## Material provided
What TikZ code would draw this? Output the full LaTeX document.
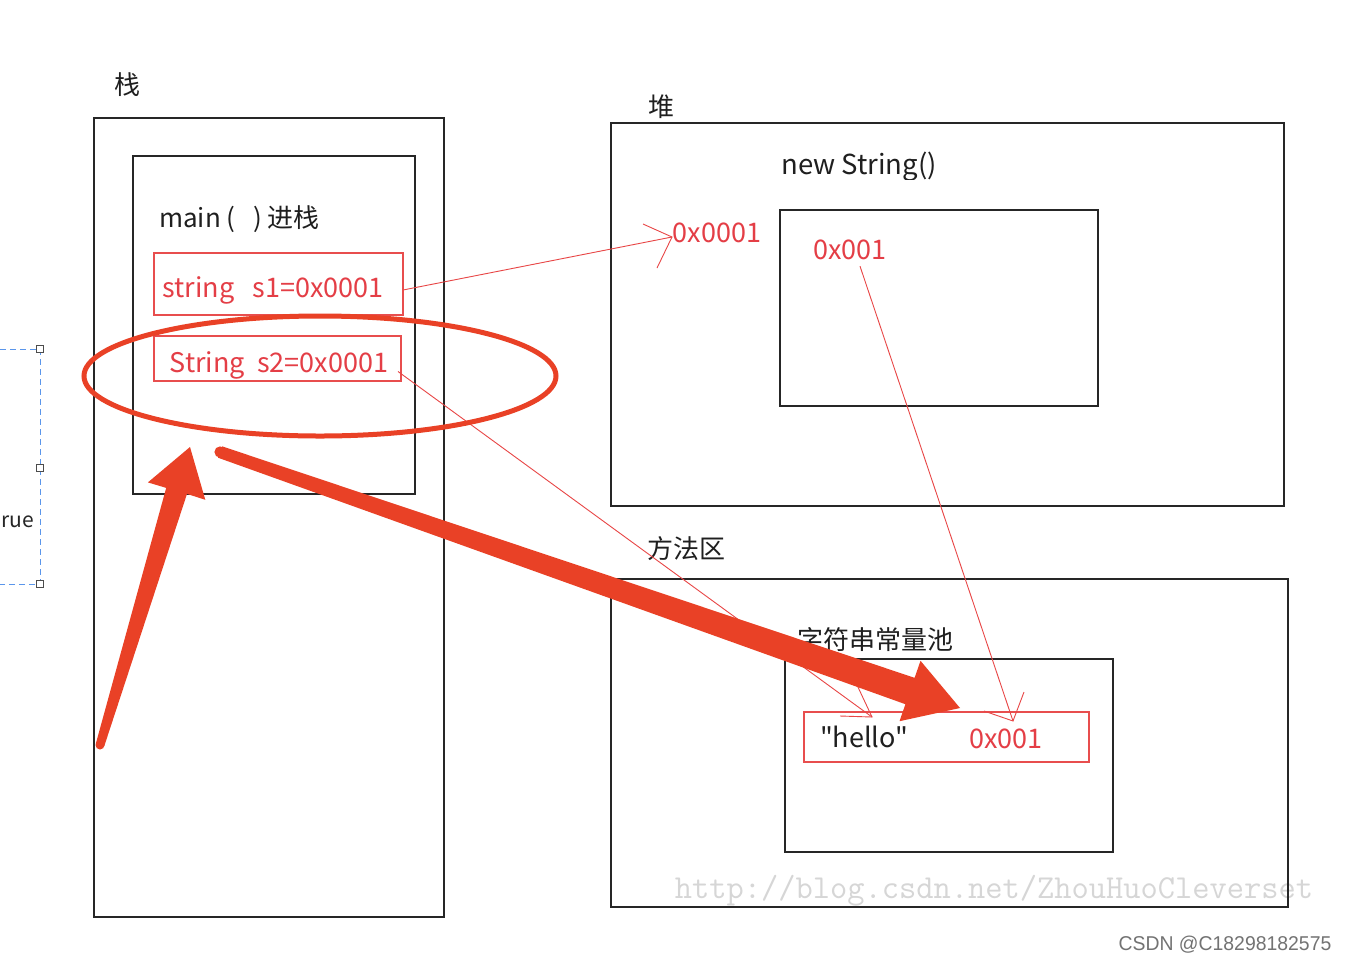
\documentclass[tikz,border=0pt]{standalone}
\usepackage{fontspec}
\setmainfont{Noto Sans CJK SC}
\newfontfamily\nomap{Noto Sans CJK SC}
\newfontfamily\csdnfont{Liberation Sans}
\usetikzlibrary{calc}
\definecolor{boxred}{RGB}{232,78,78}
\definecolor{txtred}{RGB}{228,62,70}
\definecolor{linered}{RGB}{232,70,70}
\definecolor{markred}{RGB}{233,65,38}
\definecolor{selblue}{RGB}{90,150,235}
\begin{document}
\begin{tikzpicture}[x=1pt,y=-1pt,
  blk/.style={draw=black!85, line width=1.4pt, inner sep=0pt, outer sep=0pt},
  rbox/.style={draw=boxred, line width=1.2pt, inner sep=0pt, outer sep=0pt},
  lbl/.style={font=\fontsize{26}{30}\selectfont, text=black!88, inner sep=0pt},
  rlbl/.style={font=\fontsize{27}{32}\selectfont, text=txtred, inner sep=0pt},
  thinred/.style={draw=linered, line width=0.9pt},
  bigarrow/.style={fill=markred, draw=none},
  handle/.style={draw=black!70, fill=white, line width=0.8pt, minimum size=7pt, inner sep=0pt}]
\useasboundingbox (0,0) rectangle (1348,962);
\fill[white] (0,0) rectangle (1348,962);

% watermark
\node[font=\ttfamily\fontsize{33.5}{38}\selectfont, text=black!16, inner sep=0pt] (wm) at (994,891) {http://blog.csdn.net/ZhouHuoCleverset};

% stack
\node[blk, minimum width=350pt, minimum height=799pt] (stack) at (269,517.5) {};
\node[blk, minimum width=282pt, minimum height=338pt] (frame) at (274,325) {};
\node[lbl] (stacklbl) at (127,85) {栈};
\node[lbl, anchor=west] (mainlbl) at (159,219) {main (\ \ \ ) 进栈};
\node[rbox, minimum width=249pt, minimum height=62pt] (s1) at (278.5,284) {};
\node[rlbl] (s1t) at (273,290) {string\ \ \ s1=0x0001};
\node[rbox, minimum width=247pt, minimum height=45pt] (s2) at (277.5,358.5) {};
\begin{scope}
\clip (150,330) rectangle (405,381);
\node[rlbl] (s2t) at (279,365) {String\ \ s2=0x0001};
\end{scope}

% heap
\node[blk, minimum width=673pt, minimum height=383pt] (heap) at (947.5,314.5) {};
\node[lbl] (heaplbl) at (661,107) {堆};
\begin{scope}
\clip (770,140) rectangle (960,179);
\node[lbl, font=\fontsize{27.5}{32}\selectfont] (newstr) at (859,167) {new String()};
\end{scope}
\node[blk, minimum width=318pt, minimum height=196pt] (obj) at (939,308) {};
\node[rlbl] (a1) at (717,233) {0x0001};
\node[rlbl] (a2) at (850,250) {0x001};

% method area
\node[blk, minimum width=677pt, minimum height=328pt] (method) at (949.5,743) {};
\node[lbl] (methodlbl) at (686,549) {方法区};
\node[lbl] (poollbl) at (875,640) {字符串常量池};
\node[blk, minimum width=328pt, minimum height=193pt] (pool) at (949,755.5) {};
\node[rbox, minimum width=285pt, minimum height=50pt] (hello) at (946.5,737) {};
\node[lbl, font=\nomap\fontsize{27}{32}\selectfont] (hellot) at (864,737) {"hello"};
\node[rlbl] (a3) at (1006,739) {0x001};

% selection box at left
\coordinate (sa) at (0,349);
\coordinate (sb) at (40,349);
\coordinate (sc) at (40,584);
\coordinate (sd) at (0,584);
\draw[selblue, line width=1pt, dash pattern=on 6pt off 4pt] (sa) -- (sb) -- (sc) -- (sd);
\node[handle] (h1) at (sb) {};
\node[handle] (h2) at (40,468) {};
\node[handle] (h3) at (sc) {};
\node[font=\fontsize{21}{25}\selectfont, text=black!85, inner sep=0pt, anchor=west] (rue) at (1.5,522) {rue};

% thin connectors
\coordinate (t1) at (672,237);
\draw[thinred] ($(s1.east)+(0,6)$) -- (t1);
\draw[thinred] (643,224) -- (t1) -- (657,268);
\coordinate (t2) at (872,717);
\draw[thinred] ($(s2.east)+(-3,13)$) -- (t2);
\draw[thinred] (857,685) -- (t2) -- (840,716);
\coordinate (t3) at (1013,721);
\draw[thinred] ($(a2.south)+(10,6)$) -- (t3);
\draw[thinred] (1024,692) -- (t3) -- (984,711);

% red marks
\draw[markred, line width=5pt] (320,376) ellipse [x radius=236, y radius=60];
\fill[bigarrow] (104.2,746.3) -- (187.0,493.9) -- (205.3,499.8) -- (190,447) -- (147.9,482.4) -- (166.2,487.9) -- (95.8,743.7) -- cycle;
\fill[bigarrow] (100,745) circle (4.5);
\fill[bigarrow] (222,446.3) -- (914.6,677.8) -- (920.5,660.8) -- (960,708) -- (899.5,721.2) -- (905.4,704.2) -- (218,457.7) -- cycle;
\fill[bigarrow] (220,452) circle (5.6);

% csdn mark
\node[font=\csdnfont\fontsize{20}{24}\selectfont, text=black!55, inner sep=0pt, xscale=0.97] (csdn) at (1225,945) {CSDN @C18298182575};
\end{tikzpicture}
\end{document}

## Short task
Extract all the data above exactly, excluding every picture.

## Solution to this problem
What TikZ code would draw this? Output the full LaTeX document.
\documentclass[tikz,border=0pt]{standalone}
\usepackage{fontspec}
\setmainfont{Noto Sans CJK SC}
\newfontfamily\nomap{Noto Sans CJK SC}
\newfontfamily\csdnfont{Liberation Sans}
\usetikzlibrary{calc}
\definecolor{boxred}{RGB}{232,78,78}
\definecolor{txtred}{RGB}{228,62,70}
\definecolor{linered}{RGB}{232,70,70}
\definecolor{markred}{RGB}{233,65,38}
\definecolor{selblue}{RGB}{90,150,235}
\begin{document}
\begin{tikzpicture}[x=1pt,y=-1pt,
  blk/.style={draw=black!85, line width=1.4pt, inner sep=0pt, outer sep=0pt},
  rbox/.style={draw=boxred, line width=1.2pt, inner sep=0pt, outer sep=0pt},
  lbl/.style={font=\fontsize{26}{30}\selectfont, text=black!88, inner sep=0pt},
  rlbl/.style={font=\fontsize{27}{32}\selectfont, text=txtred, inner sep=0pt},
  thinred/.style={draw=linered, line width=0.9pt},
  bigarrow/.style={fill=markred, draw=none},
  handle/.style={draw=black!70, fill=white, line width=0.8pt, minimum size=7pt, inner sep=0pt}]
\useasboundingbox (0,0) rectangle (1348,962);
\fill[white] (0,0) rectangle (1348,962);

% watermark
\node[font=\ttfamily\fontsize{33.5}{38}\selectfont, text=black!16, inner sep=0pt] (wm) at (994,891) {http://blog.csdn.net/ZhouHuoCleverset};

% stack
\node[blk, minimum width=350pt, minimum height=799pt] (stack) at (269,517.5) {};
\node[blk, minimum width=282pt, minimum height=338pt] (frame) at (274,325) {};
\node[lbl] (stacklbl) at (127,85) {栈};
\node[lbl, anchor=west] (mainlbl) at (159,219) {main (\ \ \ ) 进栈};
\node[rbox, minimum width=249pt, minimum height=62pt] (s1) at (278.5,284) {};
\node[rlbl] (s1t) at (273,290) {string\ \ \ s1=0x0001};
\node[rbox, minimum width=247pt, minimum height=45pt] (s2) at (277.5,358.5) {};
\begin{scope}
\clip (150,330) rectangle (405,381);
\node[rlbl] (s2t) at (279,365) {String\ \ s2=0x0001};
\end{scope}

% heap
\node[blk, minimum width=673pt, minimum height=383pt] (heap) at (947.5,314.5) {};
\node[lbl] (heaplbl) at (661,107) {堆};
\begin{scope}
\clip (770,140) rectangle (960,179);
\node[lbl, font=\fontsize{27.5}{32}\selectfont] (newstr) at (859,167) {new String()};
\end{scope}
\node[blk, minimum width=318pt, minimum height=196pt] (obj) at (939,308) {};
\node[rlbl] (a1) at (717,233) {0x0001};
\node[rlbl] (a2) at (850,250) {0x001};

% method area
\node[blk, minimum width=677pt, minimum height=328pt] (method) at (949.5,743) {};
\node[lbl] (methodlbl) at (686,549) {方法区};
\node[lbl] (poollbl) at (875,640) {字符串常量池};
\node[blk, minimum width=328pt, minimum height=193pt] (pool) at (949,755.5) {};
\node[rbox, minimum width=285pt, minimum height=50pt] (hello) at (946.5,737) {};
\node[lbl, font=\nomap\fontsize{27}{32}\selectfont] (hellot) at (864,737) {"hello"};
\node[rlbl] (a3) at (1006,739) {0x001};

% selection box at left
\coordinate (sa) at (0,349);
\coordinate (sb) at (40,349);
\coordinate (sc) at (40,584);
\coordinate (sd) at (0,584);
\draw[selblue, line width=1pt, dash pattern=on 6pt off 4pt] (sa) -- (sb) -- (sc) -- (sd);
\node[handle] (h1) at (sb) {};
\node[handle] (h2) at (40,468) {};
\node[handle] (h3) at (sc) {};
\node[font=\fontsize{21}{25}\selectfont, text=black!85, inner sep=0pt, anchor=west] (rue) at (1.5,522) {rue};

% thin connectors
\coordinate (t1) at (672,237);
\draw[thinred] ($(s1.east)+(0,6)$) -- (t1);
\draw[thinred] (643,224) -- (t1) -- (657,268);
\coordinate (t2) at (872,717);
\draw[thinred] ($(s2.east)+(-3,13)$) -- (t2);
\draw[thinred] (857,685) -- (t2) -- (840,716);
\coordinate (t3) at (1013,721);
\draw[thinred] ($(a2.south)+(10,6)$) -- (t3);
\draw[thinred] (1024,692) -- (t3) -- (984,711);

% red marks
\draw[markred, line width=5pt] (320,376) ellipse [x radius=236, y radius=60];
\fill[bigarrow] (104.2,746.3) -- (187.0,493.9) -- (205.3,499.8) -- (190,447) -- (147.9,482.4) -- (166.2,487.9) -- (95.8,743.7) -- cycle;
\fill[bigarrow] (100,745) circle (4.5);
\fill[bigarrow] (222,446.3) -- (914.6,677.8) -- (920.5,660.8) -- (960,708) -- (899.5,721.2) -- (905.4,704.2) -- (218,457.7) -- cycle;
\fill[bigarrow] (220,452) circle (5.6);

% csdn mark
\node[font=\csdnfont\fontsize{20}{24}\selectfont, text=black!55, inner sep=0pt, xscale=0.97] (csdn) at (1225,945) {CSDN @C18298182575};
\end{tikzpicture}
\end{document}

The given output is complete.